§ Provided entries:

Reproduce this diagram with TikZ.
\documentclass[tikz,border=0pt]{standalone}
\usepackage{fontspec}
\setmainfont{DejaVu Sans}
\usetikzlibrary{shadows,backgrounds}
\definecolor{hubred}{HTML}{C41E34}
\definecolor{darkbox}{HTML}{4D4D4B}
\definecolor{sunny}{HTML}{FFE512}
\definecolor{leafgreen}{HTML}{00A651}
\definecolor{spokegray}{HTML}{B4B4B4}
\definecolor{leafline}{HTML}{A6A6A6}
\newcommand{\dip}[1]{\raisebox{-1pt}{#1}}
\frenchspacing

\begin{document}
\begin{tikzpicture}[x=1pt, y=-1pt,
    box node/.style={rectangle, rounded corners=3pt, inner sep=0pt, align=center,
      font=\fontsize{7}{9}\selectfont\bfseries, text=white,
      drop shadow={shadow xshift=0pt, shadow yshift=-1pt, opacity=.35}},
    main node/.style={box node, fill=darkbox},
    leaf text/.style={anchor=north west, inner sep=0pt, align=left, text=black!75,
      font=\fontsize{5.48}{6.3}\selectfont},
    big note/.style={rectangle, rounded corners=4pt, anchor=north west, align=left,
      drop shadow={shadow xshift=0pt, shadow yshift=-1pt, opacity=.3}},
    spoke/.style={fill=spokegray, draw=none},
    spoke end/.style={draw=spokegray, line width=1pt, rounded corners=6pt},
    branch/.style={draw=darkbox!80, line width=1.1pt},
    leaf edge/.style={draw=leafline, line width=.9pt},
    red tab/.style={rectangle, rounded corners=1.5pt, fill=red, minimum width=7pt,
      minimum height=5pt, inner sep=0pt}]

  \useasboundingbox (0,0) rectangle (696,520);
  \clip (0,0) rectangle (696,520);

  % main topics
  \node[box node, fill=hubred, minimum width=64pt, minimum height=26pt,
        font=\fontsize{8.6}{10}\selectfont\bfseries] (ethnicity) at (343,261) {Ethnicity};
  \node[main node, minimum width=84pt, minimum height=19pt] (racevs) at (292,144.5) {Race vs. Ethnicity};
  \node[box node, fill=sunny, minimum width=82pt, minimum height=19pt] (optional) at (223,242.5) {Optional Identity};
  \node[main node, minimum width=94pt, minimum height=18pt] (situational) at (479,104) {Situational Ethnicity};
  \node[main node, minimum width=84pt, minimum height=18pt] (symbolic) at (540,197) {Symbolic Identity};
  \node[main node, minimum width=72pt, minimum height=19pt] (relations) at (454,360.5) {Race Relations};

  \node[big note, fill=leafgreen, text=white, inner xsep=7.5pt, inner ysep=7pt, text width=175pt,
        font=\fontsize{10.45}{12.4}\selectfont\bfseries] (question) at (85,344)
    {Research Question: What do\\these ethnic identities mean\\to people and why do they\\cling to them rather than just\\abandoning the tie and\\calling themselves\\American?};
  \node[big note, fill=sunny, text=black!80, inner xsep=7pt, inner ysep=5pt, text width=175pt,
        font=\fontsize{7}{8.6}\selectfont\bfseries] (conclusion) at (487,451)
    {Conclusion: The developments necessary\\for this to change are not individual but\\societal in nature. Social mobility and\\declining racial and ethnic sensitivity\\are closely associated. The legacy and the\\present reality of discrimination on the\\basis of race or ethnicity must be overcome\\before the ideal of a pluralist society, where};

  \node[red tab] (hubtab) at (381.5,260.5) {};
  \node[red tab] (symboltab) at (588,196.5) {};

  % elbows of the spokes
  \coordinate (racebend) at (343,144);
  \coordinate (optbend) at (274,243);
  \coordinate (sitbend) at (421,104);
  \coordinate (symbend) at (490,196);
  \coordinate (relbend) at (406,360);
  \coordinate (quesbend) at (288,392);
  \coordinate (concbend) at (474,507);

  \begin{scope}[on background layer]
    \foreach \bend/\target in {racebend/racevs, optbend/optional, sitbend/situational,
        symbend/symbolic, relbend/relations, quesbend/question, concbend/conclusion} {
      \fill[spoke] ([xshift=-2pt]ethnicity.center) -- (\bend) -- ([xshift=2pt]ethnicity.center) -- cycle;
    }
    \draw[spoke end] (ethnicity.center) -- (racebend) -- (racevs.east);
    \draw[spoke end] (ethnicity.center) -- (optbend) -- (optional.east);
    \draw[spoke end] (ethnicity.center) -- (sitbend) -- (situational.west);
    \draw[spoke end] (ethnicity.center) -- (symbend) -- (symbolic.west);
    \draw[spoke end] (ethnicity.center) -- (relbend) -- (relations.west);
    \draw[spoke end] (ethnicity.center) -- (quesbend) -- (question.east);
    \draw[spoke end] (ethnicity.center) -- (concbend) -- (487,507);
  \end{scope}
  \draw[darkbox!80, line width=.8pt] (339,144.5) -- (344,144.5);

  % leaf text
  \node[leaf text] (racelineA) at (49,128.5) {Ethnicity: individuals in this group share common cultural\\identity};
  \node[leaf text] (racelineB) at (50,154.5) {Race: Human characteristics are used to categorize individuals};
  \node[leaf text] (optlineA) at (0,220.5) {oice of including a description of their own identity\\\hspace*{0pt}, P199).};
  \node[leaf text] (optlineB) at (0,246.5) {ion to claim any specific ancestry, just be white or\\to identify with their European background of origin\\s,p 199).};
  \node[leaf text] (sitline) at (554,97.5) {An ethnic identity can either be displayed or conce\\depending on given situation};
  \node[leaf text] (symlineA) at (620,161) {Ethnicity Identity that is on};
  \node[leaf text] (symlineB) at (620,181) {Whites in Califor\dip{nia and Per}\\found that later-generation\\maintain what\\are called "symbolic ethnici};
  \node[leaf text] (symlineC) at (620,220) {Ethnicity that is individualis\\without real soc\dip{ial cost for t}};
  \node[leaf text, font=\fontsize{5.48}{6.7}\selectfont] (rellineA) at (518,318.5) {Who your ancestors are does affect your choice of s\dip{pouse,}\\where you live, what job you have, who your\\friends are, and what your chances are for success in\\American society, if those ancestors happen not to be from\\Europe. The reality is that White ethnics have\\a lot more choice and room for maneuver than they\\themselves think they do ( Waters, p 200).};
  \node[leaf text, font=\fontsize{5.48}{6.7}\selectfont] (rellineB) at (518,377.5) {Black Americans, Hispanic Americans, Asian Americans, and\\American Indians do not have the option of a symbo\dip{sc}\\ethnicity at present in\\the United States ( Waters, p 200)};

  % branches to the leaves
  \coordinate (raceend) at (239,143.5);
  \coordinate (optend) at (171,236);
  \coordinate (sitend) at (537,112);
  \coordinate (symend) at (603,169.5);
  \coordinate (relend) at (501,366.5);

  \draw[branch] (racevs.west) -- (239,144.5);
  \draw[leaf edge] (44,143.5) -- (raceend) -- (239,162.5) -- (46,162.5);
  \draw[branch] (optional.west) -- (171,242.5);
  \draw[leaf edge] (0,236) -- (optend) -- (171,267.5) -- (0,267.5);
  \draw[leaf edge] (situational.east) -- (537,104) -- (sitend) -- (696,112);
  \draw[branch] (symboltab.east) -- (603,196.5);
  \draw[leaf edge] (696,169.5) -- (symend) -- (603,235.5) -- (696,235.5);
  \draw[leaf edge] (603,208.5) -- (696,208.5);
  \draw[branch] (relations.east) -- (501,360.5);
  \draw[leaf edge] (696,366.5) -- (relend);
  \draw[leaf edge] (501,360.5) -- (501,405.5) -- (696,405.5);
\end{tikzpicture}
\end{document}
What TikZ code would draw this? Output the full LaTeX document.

§ Task to complete: Reproduce every entry shown above, precisely as it stands.

§ The solution:
Reproduce this diagram with TikZ.
\documentclass[tikz,border=0pt]{standalone}
\usepackage{fontspec}
\setmainfont{DejaVu Sans}
\usetikzlibrary{shadows,backgrounds}
\definecolor{hubred}{HTML}{C41E34}
\definecolor{darkbox}{HTML}{4D4D4B}
\definecolor{sunny}{HTML}{FFE512}
\definecolor{leafgreen}{HTML}{00A651}
\definecolor{spokegray}{HTML}{B4B4B4}
\definecolor{leafline}{HTML}{A6A6A6}
\newcommand{\dip}[1]{\raisebox{-1pt}{#1}}
\frenchspacing

\begin{document}
\begin{tikzpicture}[x=1pt, y=-1pt,
    box node/.style={rectangle, rounded corners=3pt, inner sep=0pt, align=center,
      font=\fontsize{7}{9}\selectfont\bfseries, text=white,
      drop shadow={shadow xshift=0pt, shadow yshift=-1pt, opacity=.35}},
    main node/.style={box node, fill=darkbox},
    leaf text/.style={anchor=north west, inner sep=0pt, align=left, text=black!75,
      font=\fontsize{5.48}{6.3}\selectfont},
    big note/.style={rectangle, rounded corners=4pt, anchor=north west, align=left,
      drop shadow={shadow xshift=0pt, shadow yshift=-1pt, opacity=.3}},
    spoke/.style={fill=spokegray, draw=none},
    spoke end/.style={draw=spokegray, line width=1pt, rounded corners=6pt},
    branch/.style={draw=darkbox!80, line width=1.1pt},
    leaf edge/.style={draw=leafline, line width=.9pt},
    red tab/.style={rectangle, rounded corners=1.5pt, fill=red, minimum width=7pt,
      minimum height=5pt, inner sep=0pt}]

  \useasboundingbox (0,0) rectangle (696,520);
  \clip (0,0) rectangle (696,520);

  % main topics
  \node[box node, fill=hubred, minimum width=64pt, minimum height=26pt,
        font=\fontsize{8.6}{10}\selectfont\bfseries] (ethnicity) at (343,261) {Ethnicity};
  \node[main node, minimum width=84pt, minimum height=19pt] (racevs) at (292,144.5) {Race vs. Ethnicity};
  \node[box node, fill=sunny, minimum width=82pt, minimum height=19pt] (optional) at (223,242.5) {Optional Identity};
  \node[main node, minimum width=94pt, minimum height=18pt] (situational) at (479,104) {Situational Ethnicity};
  \node[main node, minimum width=84pt, minimum height=18pt] (symbolic) at (540,197) {Symbolic Identity};
  \node[main node, minimum width=72pt, minimum height=19pt] (relations) at (454,360.5) {Race Relations};

  \node[big note, fill=leafgreen, text=white, inner xsep=7.5pt, inner ysep=7pt, text width=175pt,
        font=\fontsize{10.45}{12.4}\selectfont\bfseries] (question) at (85,344)
    {Research Question: What do\\these ethnic identities mean\\to people and why do they\\cling to them rather than just\\abandoning the tie and\\calling themselves\\American?};
  \node[big note, fill=sunny, text=black!80, inner xsep=7pt, inner ysep=5pt, text width=175pt,
        font=\fontsize{7}{8.6}\selectfont\bfseries] (conclusion) at (487,451)
    {Conclusion: The developments necessary\\for this to change are not individual but\\societal in nature. Social mobility and\\declining racial and ethnic sensitivity\\are closely associated. The legacy and the\\present reality of discrimination on the\\basis of race or ethnicity must be overcome\\before the ideal of a pluralist society, where};

  \node[red tab] (hubtab) at (381.5,260.5) {};
  \node[red tab] (symboltab) at (588,196.5) {};

  % elbows of the spokes
  \coordinate (racebend) at (343,144);
  \coordinate (optbend) at (274,243);
  \coordinate (sitbend) at (421,104);
  \coordinate (symbend) at (490,196);
  \coordinate (relbend) at (406,360);
  \coordinate (quesbend) at (288,392);
  \coordinate (concbend) at (474,507);

  \begin{scope}[on background layer]
    \foreach \bend/\target in {racebend/racevs, optbend/optional, sitbend/situational,
        symbend/symbolic, relbend/relations, quesbend/question, concbend/conclusion} {
      \fill[spoke] ([xshift=-2pt]ethnicity.center) -- (\bend) -- ([xshift=2pt]ethnicity.center) -- cycle;
    }
    \draw[spoke end] (ethnicity.center) -- (racebend) -- (racevs.east);
    \draw[spoke end] (ethnicity.center) -- (optbend) -- (optional.east);
    \draw[spoke end] (ethnicity.center) -- (sitbend) -- (situational.west);
    \draw[spoke end] (ethnicity.center) -- (symbend) -- (symbolic.west);
    \draw[spoke end] (ethnicity.center) -- (relbend) -- (relations.west);
    \draw[spoke end] (ethnicity.center) -- (quesbend) -- (question.east);
    \draw[spoke end] (ethnicity.center) -- (concbend) -- (487,507);
  \end{scope}
  \draw[darkbox!80, line width=.8pt] (339,144.5) -- (344,144.5);

  % leaf text
  \node[leaf text] (racelineA) at (49,128.5) {Ethnicity: individuals in this group share common cultural\\identity};
  \node[leaf text] (racelineB) at (50,154.5) {Race: Human characteristics are used to categorize individuals};
  \node[leaf text] (optlineA) at (0,220.5) {oice of including a description of their own identity\\\hspace*{0pt}, P199).};
  \node[leaf text] (optlineB) at (0,246.5) {ion to claim any specific ancestry, just be white or\\to identify with their European background of origin\\s,p 199).};
  \node[leaf text] (sitline) at (554,97.5) {An ethnic identity can either be displayed or conce\\depending on given situation};
  \node[leaf text] (symlineA) at (620,161) {Ethnicity Identity that is on};
  \node[leaf text] (symlineB) at (620,181) {Whites in Califor\dip{nia and Per}\\found that later-generation\\maintain what\\are called "symbolic ethnici};
  \node[leaf text] (symlineC) at (620,220) {Ethnicity that is individualis\\without real soc\dip{ial cost for t}};
  \node[leaf text, font=\fontsize{5.48}{6.7}\selectfont] (rellineA) at (518,318.5) {Who your ancestors are does affect your choice of s\dip{pouse,}\\where you live, what job you have, who your\\friends are, and what your chances are for success in\\American society, if those ancestors happen not to be from\\Europe. The reality is that White ethnics have\\a lot more choice and room for maneuver than they\\themselves think they do ( Waters, p 200).};
  \node[leaf text, font=\fontsize{5.48}{6.7}\selectfont] (rellineB) at (518,377.5) {Black Americans, Hispanic Americans, Asian Americans, and\\American Indians do not have the option of a symbo\dip{sc}\\ethnicity at present in\\the United States ( Waters, p 200)};

  % branches to the leaves
  \coordinate (raceend) at (239,143.5);
  \coordinate (optend) at (171,236);
  \coordinate (sitend) at (537,112);
  \coordinate (symend) at (603,169.5);
  \coordinate (relend) at (501,366.5);

  \draw[branch] (racevs.west) -- (239,144.5);
  \draw[leaf edge] (44,143.5) -- (raceend) -- (239,162.5) -- (46,162.5);
  \draw[branch] (optional.west) -- (171,242.5);
  \draw[leaf edge] (0,236) -- (optend) -- (171,267.5) -- (0,267.5);
  \draw[leaf edge] (situational.east) -- (537,104) -- (sitend) -- (696,112);
  \draw[branch] (symboltab.east) -- (603,196.5);
  \draw[leaf edge] (696,169.5) -- (symend) -- (603,235.5) -- (696,235.5);
  \draw[leaf edge] (603,208.5) -- (696,208.5);
  \draw[branch] (relations.east) -- (501,360.5);
  \draw[leaf edge] (696,366.5) -- (relend);
  \draw[leaf edge] (501,360.5) -- (501,405.5) -- (696,405.5);
\end{tikzpicture}
\end{document}
What TikZ code would draw this? Output the full LaTeX document.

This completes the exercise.